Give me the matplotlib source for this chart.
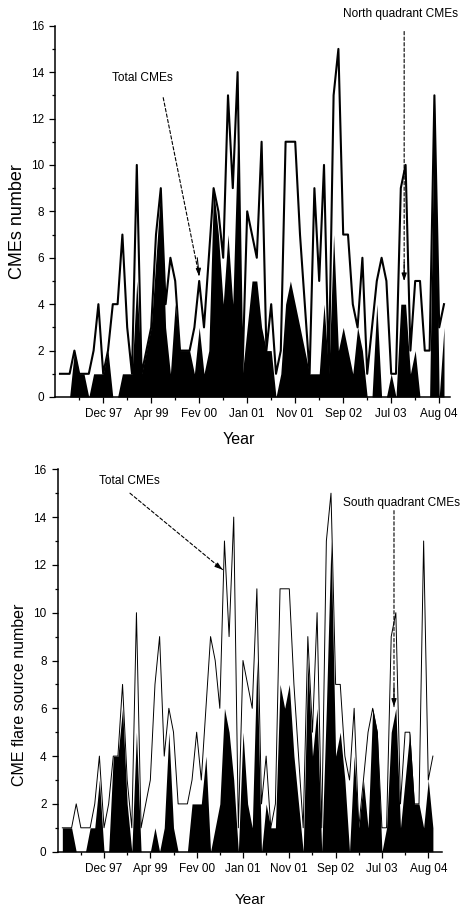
import numpy as np
import matplotlib
matplotlib.use("Agg")
import matplotlib.pyplot as plt

plt.rcParams['font.family'] = ['Liberation Sans', 'DejaVu Sans']

# monthly-ish samples, index 1..81
total_cmes = [1, 1, 1, 2, 1, 1, 1, 2, 4, 1,
              2, 4, 4, 7, 3, 1, 10, 1, 2, 3,
              7, 9, 4, 6, 5, 2, 2, 2, 3, 5,
              3, 6, 9, 8, 6, 13, 9, 14, 1, 8,
              7, 6, 11, 2, 4, 1, 2, 11, 11, 11,
              7, 4, 1, 9, 5, 10, 1, 13, 15, 7,
              7, 4, 3, 6, 1, 3, 5, 6, 5, 1,
              1, 9, 10, 2, 5, 5, 2, 2, 13, 3,
              4]
north_cmes = [0, 0, 0, 2, 1, 1, 0, 1, 1, 1,
              2, 0, 0, 1, 1, 1, 5, 1, 2, 3,
              6, 9, 3, 1, 4, 2, 2, 2, 1, 3,
              1, 2, 9, 7, 4, 7, 4, 11, 1, 3,
              5, 5, 3, 2, 2, 0, 1, 4, 5, 4,
              3, 2, 1, 1, 1, 4, 1, 7, 2, 3,
              2, 1, 3, 2, 0, 0, 4, 0, 0, 1,
              0, 4, 4, 1, 2, 0, 0, 0, 13, 0,
              3]
south_cmes = [1, 1, 1, 0, 0, 0, 1, 1, 3, 0,
              0, 4, 4, 6, 2, 0, 5, 0, 0, 0,
              1, 0, 1, 5, 1, 0, 0, 0, 2, 2,
              2, 4, 0, 1, 2, 6, 5, 3, 0, 5,
              2, 1, 8, 0, 2, 1, 1, 7, 6, 7,
              4, 2, 0, 8, 4, 6, 0, 6, 13, 4,
              5, 3, 0, 4, 1, 3, 1, 6, 5, 0,
              1, 5, 6, 1, 3, 5, 2, 2, 1, 3,
              1]
tick_pos = [10, 20, 30, 40, 50, 60, 70, 80]
tick_labels = ['Dec 97', 'Apr 99', 'Fev 00', 'Jan 01', 'Nov 01', 'Sep 02', 'Jul 03', 'Aug 04']

idx = np.arange(1, len(total_cmes) + 1)
W, H = 462, 909
note_size = 8.6

fig = plt.figure(figsize=(W / 100, H / 100), dpi=100)


def px_box(left, right, top, bottom):
    return [left / W, 1 - bottom / H, (right - left) / W, (bottom - top) / H]


def style_axis(ax, xmax):
    ax.set_xlim(0, xmax)
    ax.set_ylim(0, 16)
    ax.set_xticks(tick_pos)
    ax.set_xticklabels(tick_labels)
    ax.set_xticks(np.arange(5, 85, 10), minor=True)
    ax.set_yticks(np.arange(0, 17, 2))
    ax.set_yticks(np.arange(1, 16, 2), minor=True)
    for s in ['top', 'right']:
        ax.spines[s].set_visible(False)
    for s in ['left', 'bottom']:
        ax.spines[s].set_linewidth(1.1)
    ax.tick_params(which='major', direction='out', length=4.5, width=0.9, labelsize=8.5)
    ax.tick_params(which='minor', direction='out', length=2.3, width=0.9)


def dashed_arrow(ax, start, end, head_from):
    ax.annotate('', xy=end, xytext=start,
                arrowprops=dict(arrowstyle='-', linestyle=(0, (3, 2)), lw=0.8,
                                color='black', shrinkA=0, shrinkB=0))
    ax.annotate('', xy=end, xytext=head_from,
                arrowprops=dict(arrowstyle='-|>,head_length=0.45,head_width=0.15',
                                lw=0.8, color='black', shrinkA=0, shrinkB=0))


# top panel: north
ax1 = fig.add_axes(px_box(55.2, 450, 25.7, 397))
ax1.fill_between(idx, 0, north_cmes, color='black', lw=0)
ax1.plot(idx, total_cmes, color='black', lw=1.5)
style_axis(ax1, 82.25)
ax1.text(18.2, 13.75, 'Total CMEs', fontsize=note_size, ha='center', va='center')
dashed_arrow(ax1, (22.5, 12.9), (30.0, 5.2), (29.6, 6.0))
ax1.text(72.0, 16.5, 'North quadrant CMEs', fontsize=note_size,
         ha='center', va='center', clip_on=False)
dashed_arrow(ax1, (72.7, 15.75), (72.7, 5.0), (72.7, 5.8))
fig.text(18 / W, 1 - 222 / H, 'CMEs number', rotation=90, ha='center', va='center', fontsize=13)
fig.text(239 / W, 1 - 440 / H, 'Year', ha='center', va='center', fontsize=11.5)

# bottom panel: south
ax2 = fig.add_axes(px_box(57.7, 441.7, 469.3, 851.7))
ax2.fill_between(idx, 0, south_cmes, color='black', lw=0)
ax2.plot(idx, total_cmes, color='black', lw=0.7)
style_axis(ax2, 82.9)
ax2.text(15.4, 15.5, 'Total CMEs', fontsize=note_size, ha='center', va='center')
dashed_arrow(ax2, (15.6, 15.0), (35.6, 11.8), (34.6, 11.95))
ax2.text(74.3, 14.6, 'South quadrant CMEs', fontsize=note_size,
         ha='center', va='center', clip_on=False)
dashed_arrow(ax2, (72.6, 14.27), (72.6, 6.07), (72.6, 6.9))
fig.text(20 / W, 1 - 695 / H, 'CME flare source number', rotation=90, ha='center', va='center', fontsize=11.5)
fig.text(250 / W, 1 - 900 / H, 'Year', ha='center', va='center', fontsize=11)

fig.savefig('out.png', dpi=100)
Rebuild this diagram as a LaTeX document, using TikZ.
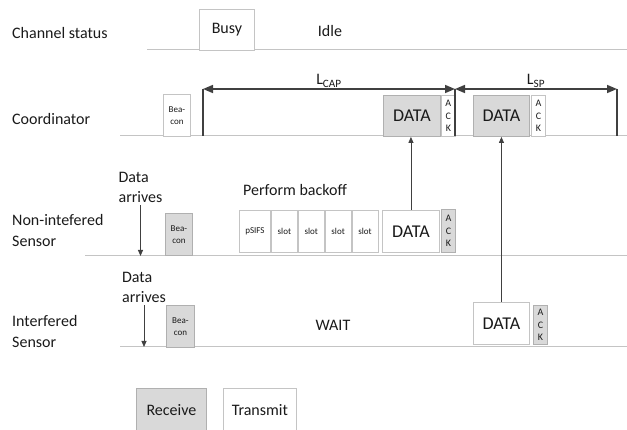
\documentclass[tikz,border=0pt]{standalone}
\usepackage{fontspec}
\setmainfont{Carlito}
\usetikzlibrary{arrows.meta,positioning}
\definecolor{linegray}{HTML}{C4C4C4}
\definecolor{boxgray}{HTML}{D9D9D9}
\definecolor{edgegray}{HTML}{B0B0B0}
\definecolor{darkline}{HTML}{404040}
\definecolor{ink}{HTML}{1A1A1A}
\tikzset{
  rowlabel/.style={font=\fontsize{16}{21}\selectfont, text=ink,
    inner sep=0pt, align=left, anchor=west},
  midlabel/.style={font=\fontsize{16}{20}\selectfont, text=ink, inner sep=0pt},
  txbox/.style={rectangle, draw=linegray, fill=white, line width=0.9pt,
    inner sep=0pt, align=center, anchor=north west, text=ink,
    font=\fontsize{18}{20}\selectfont},
  rxbox/.style={txbox, draw=edgegray, fill=boxgray},
  beacon/.style={#1, minimum width=27pt, minimum height=42pt,
    font=\fontsize{9}{12}\selectfont},
  beacon/.default=txbox,
  ackbox/.style={#1, minimum width=14pt, font=\fontsize{10}{12.5}\selectfont},
  ackbox/.default=txbox,
  slotbox/.style={txbox, minimum width=26pt, minimum height=42pt,
    font=\fontsize{9}{11}\selectfont},
  timeline/.style={draw=linegray, line width=1pt},
  bar/.style={draw=darkline, line width=1.6pt},
  span/.style={{Triangle[length=10pt,width=8pt]}-{Triangle[length=10pt,width=8pt]},
    draw=darkline, line width=1.6pt},
  dataarrow/.style={-{Triangle[length=6pt,width=5pt]}, draw=darkline, line width=0.8pt},
}

\begin{document}
\begin{tikzpicture}[x=1pt, y=-1pt]
  \useasboundingbox (0,0) rectangle (627,430);

  % row labels
  \node[rowlabel] (chlbl) at (12,33) {Channel status};
  \node[rowlabel] (colbl) at (12,119) {Coordinator};
  \node[rowlabel] (nilbl) at (12,231) {Non-intefered\\Sensor};
  \node[rowlabel] (inlbl) at (12,332) {Interfered\\Sensor};

  % time lines
  \coordinate (chline) at (147,50);
  \coordinate (coline) at (120,136);
  \coordinate (niline) at (85,256);
  \coordinate (inline) at (120,347);
  \foreach \l in {chline,coline,niline,inline} {
    \draw[timeline] (\l) -- (627,0 |- \l);
  }

  % channel status
  \node[txbox, minimum width=55pt, minimum height=41pt,
    font=\fontsize{16}{18}\selectfont] (busy) at (199,9) {Busy};
  \node[midlabel] (idle) at (330,31) {Idle};

  % coordinator
  \node[beacon] (cbea) at (163,94) {Bea-\\con};
  \node[rxbox, minimum width=57pt, minimum height=41pt] (cdata) at (383,95) {DATA};
  \node[ackbox, minimum height=41pt, right=0pt of cdata] (cack) {A\\C\\K};
  \node[rxbox, minimum width=56pt, minimum height=41pt] (cdata2) at (473,95) {DATA};
  \node[ackbox, minimum height=41pt] (cack2) at (531,95) {A\\C\\K};

  % CAP and SP spans
  \coordinate (capstart) at (203,89);
  \coordinate (capend) at (455,89);
  \coordinate (spend) at (617,89);
  \foreach \c in {capstart,capend,spend} {
    \draw[bar] (\c) -- (\c |- coline);
  }
  \draw[span] (capstart) -- (capend)
    node[midway, above=1pt, midlabel] (lcap) {L\textsubscript{CAP}};
  \draw[span] (capend) -- (spend)
    node[midway, above=1pt, midlabel] (lsp) {L\textsubscript{SP}};

  % non-interfered sensor
  \node[midlabel, align=left] (arrive1) at (140.5,187) {Data\\arrives};
  \draw[dataarrow] (arrive1.south) ++(0,3) -- (arrive1.south |- niline);
  \node[beacon=rxbox] (nbea) at (165,213) {Bea-\\con};
  \node[midlabel] (backoff) at (295,190) {Perform backoff};
  \node[slotbox, minimum width=31pt] (psifs) at (239,210) {pSIFS};
  \node[slotbox, right=0pt of psifs] (slot1) {slot};
  \node[slotbox, right=0pt of slot1] (slot2) {slot};
  \node[slotbox, right=0pt of slot2] (slot3) {slot};
  \node[slotbox, right=0pt of slot3] (slot4) {slot};
  \node[txbox, minimum width=57pt, minimum height=42pt] (ndata) at (382,210) {DATA};
  \node[ackbox=rxbox, minimum height=43pt] (nack) at (441,209) {A\\C\\K};
  \draw[dataarrow] (ndata.north) -- (ndata.north |- cdata.south);

  % interfered sensor
  \node[midlabel, align=left] (arrive2) at (144,287) {Data\\arrives};
  \draw[dataarrow] (arrive2.south) ++(0,3) -- (arrive2.south |- inline);
  \node[beacon=rxbox, minimum width=28pt] (ibea) at (166,305) {Bea-\\con};
  \node[midlabel] (wait) at (333,325) {WAIT};
  \node[txbox, minimum width=56pt, minimum height=42pt] (idata) at (473,302) {DATA};
  \node[ackbox=rxbox, minimum height=39pt] (iack) at (533,305) {A\\C\\K};
  \draw[dataarrow] (idata.north) -- (idata.north |- cdata2.south);

  % legend
  \node[rxbox, minimum width=70pt, minimum height=52pt,
    font=\fontsize{16}{18}\selectfont, text depth=0pt] (receive) at (136,388) {\raisebox{8pt}{Receive}};
  \node[txbox, minimum width=73pt, minimum height=52pt,
    font=\fontsize{16}{18}\selectfont, right=16pt of receive] (transmit) {\raisebox{8pt}{Transmit}};
\end{tikzpicture}
\end{document}
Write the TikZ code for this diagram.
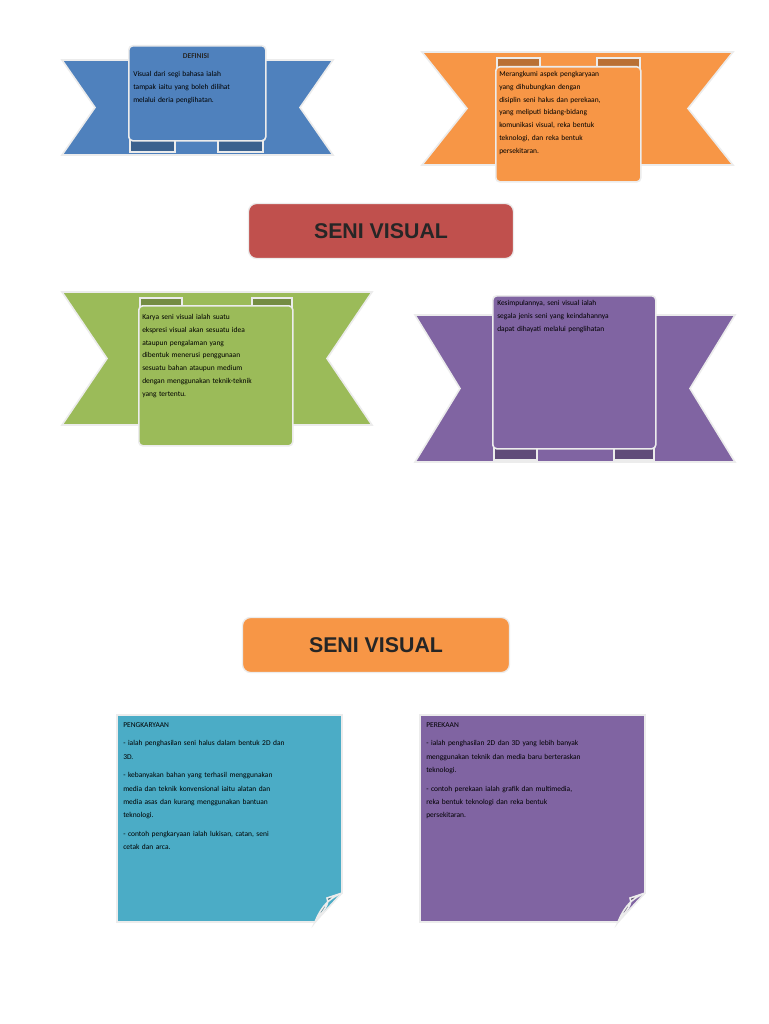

▸ Exercise description
Check each line above for the string "this" and report how many lines have it, giving only the number.

▸ Correct output
3